07 Jul Media and Social/Environmental Conflicts
In the context of a country best by extractive mining disputes and their environmental damage, the NGO Comunicaciones Aliadas (COAL) sought to achieve more balanced coverage of socio-environmental conflicts in Peru with a strong focus on the right to information. The project trained 30 journalists and communicators (11 women and 19 men) among them 15 representatives of mass and alternative media and 15 representatives of social organizations. The training workshops led to the creation of a “Study of regional and local news coverage of socio-environmental conflicts” published digitally and a 53-page “Manual of news coverage of socio-environmental conflicts” with a focus on the management and transformation of conflicts. 42 journalists and communicators (17 women and 25 men) from 16 media outlets and 8 social organizations received these documents at a launch attended by representatives of the Ministry of the Environment and the People’s Ombudsman. A further 250 journalists, communicators and opinion leaders received CDs of the manual and study and 1,248 journalists and social leaders throughout Peru received electronic copies. The training workshops provided an opportunity for participants to get to know “computer assisted journalism” (digital journalism) as an important resource for investigative journalists. A further project outcome was a request by the World Bank’s communications officer for Bolivia, Chile, Ecuador, Peru and Venezuela to present the findings to 30 World Bank and mining company communicators as well as others taking part by teleconference from Bolivia, Ecuador and Washington. Comunicaciones Aliadas was also invited to present the project’s findings at a meeting organized by Peru’s Ministry of the Environment.

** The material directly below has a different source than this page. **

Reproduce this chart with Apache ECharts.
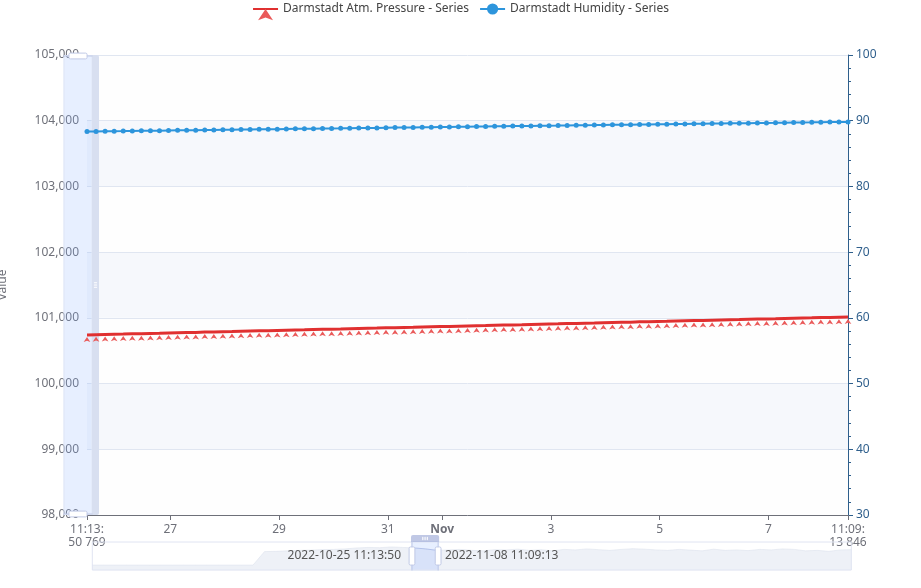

Assessment: The project achieved its expected outcomes in terms of training and greatly exceeded the scope of its impact by attracting attention at the level of the national government and through the pick-up of its news coverage manual. The project achieved greater visibility for COAL as a leading organization working on “preventive communication”. All the materials produced were shared with Red Muqui, a collective of 29 social organizations promoting the environmental rights of communities affected by extractive mining. One of the main lessons learned was the importance of working on preventive communication and persuading journalists to be more responsible in covering every stage of a conflict.